Türkiye'nin ilk modern ve çağdaş sanat müzesi İstanbul Modern'in yeni binasını gerçekten sanat camiamıza kazandırmaktan dolayı Eczacıbaşı ailesine çok çok teşekkür ediyorum. Bu projenin ilk adımları merhum Nejat Eczacıbaşı ve Sayın Oya Eczacıbaşı'nın İstanbul'a modern bir sanat merkezi kazandırmak için harekete geçmeleriyle atıldı. Nejat Bey'in ailesinin bu hayale sahip çıkmasıyla işte bugünlere gelindi. İstanbul Modern'in ilk binasını ise 2004 yılında yine bizzat katıldığımız bir programla açmıştık. Bu vesileyle adeta bir modern sanat şölenine de şahitlik etmiştik. O günden bu yana İstanbul Modern, ülkemizin birikiminin küresel ölçekte paylaşılmasına ve geleceğe aktarılmasına vesile oldu.

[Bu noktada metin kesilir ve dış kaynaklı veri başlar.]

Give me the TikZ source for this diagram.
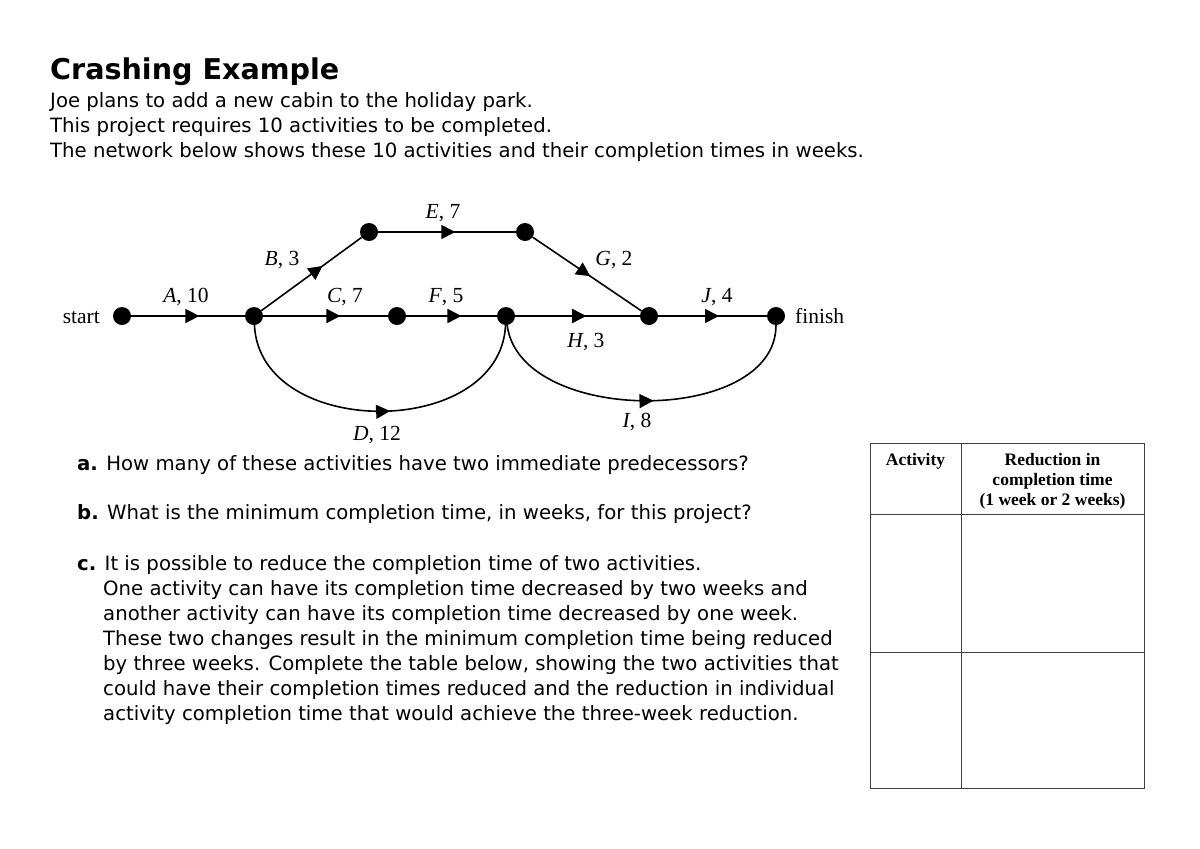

Dünyanın dört bir yanından eserler, sanat ürünleri, İstanbulluların, gençlerimizin ve milletimizin beğenisine burada sunuldu. Şimdiye kadar 8,5 milyon ziyaretçiyi ağırlayan İstanbul Modern'in eğitim programlarıyla 850 bin çocuk ve gencimize ulaşmasını da ben çok çok kıymetli buluyorum, önemsiyorum. Her yaş ve kesimden insanımızı sanatla tanıştıran, sevdiren, İstanbul Modern'in önemli bir boşluğu doldurduğunu da görüyoruz.
Cumhuriyet'imizin 100'üncü yılına bir armağan olarak değerlendirdiğim İstanbul Modern'in yeni binasının şehrimize çok ama çok büyük değer katacağına inanıyorum. İstanbul Modern, yeni binasıyla önümüzdeki dönemde de Türkiye'nin en prestijli çağdaş sanat merkezlerinden biri olmayı sürdürecektir. Bu güzel eserimizin şehrimize, kültür ve sanat camiamıza kazandırılmasına vesile olan Kültür ve Turizm Bakanlığımıza, Eczacıbaşı topluluğuna, Doğuş Grubu'na ve Bilgili Holding'e teşekkür ediyorum.